Challenge:
Starting at the line that contains "Give me the matplotlib source for this chart." and stopping at the line that contains "import matplotlib.transforms as mtransforms", return those lines exactly and nothing else. Both end lines count; pictures do not.

Entries shown:
— Begin —

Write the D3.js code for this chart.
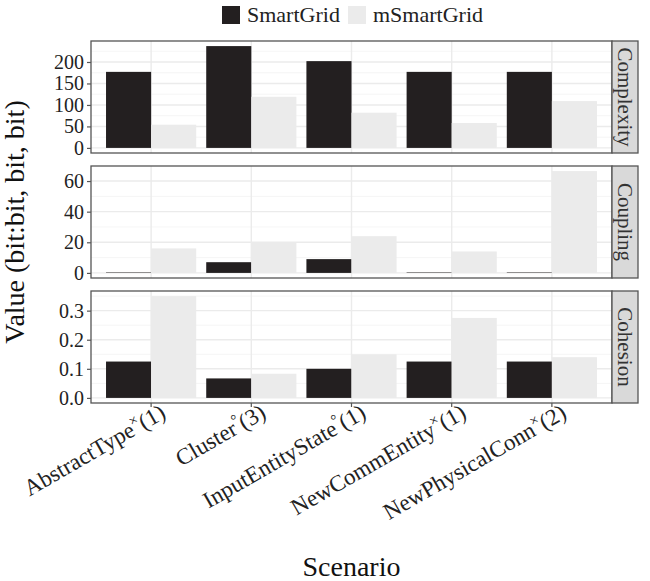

— End —
— Begin —

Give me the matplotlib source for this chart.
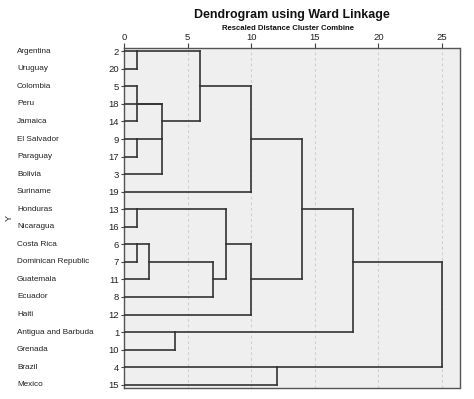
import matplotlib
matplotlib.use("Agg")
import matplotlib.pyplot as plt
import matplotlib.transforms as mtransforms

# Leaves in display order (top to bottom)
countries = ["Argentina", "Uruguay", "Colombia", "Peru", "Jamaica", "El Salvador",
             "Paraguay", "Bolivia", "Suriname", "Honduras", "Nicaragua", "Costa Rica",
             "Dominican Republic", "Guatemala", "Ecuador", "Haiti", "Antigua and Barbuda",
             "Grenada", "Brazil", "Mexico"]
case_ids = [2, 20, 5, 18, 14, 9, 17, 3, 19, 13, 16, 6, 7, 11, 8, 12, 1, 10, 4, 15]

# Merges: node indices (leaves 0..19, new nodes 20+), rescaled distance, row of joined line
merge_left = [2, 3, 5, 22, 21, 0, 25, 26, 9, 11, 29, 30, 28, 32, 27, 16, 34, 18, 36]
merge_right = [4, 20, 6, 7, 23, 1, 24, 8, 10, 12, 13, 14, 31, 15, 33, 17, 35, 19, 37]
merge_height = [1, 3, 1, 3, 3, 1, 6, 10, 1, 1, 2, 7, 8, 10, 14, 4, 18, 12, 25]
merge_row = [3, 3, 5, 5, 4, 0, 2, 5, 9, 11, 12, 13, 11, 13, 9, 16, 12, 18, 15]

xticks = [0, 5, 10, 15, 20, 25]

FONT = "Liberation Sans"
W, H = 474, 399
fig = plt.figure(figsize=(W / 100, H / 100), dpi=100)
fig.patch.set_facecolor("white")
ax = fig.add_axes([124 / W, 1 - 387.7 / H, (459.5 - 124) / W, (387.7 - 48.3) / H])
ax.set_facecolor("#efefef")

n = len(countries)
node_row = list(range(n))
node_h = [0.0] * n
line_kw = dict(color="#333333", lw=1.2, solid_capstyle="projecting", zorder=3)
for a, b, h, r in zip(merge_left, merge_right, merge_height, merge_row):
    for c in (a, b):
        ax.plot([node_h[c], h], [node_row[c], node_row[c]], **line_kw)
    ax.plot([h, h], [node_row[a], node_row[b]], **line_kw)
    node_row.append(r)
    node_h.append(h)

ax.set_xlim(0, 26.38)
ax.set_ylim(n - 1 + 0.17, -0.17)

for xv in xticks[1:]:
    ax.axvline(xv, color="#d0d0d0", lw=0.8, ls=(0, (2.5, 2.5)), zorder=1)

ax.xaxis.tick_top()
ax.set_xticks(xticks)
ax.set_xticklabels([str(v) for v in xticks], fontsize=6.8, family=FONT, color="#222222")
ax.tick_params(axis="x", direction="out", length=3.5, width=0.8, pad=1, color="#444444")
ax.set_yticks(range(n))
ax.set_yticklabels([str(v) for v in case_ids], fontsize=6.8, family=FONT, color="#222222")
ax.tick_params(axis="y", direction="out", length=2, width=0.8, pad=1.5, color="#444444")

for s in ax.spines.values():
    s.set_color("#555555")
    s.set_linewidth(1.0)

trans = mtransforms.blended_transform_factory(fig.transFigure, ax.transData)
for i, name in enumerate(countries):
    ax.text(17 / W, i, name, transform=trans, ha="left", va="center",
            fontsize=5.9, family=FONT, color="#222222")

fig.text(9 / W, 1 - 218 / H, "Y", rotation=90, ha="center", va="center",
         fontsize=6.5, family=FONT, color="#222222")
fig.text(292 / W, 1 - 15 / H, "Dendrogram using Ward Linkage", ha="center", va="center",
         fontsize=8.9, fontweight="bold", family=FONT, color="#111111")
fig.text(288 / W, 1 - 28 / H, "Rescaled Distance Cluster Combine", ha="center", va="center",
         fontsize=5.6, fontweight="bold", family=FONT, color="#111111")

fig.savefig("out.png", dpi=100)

— End —

Exercise result:
Give me the matplotlib source for this chart.
import matplotlib
matplotlib.use("Agg")
import matplotlib.pyplot as plt
import matplotlib.transforms as mtransforms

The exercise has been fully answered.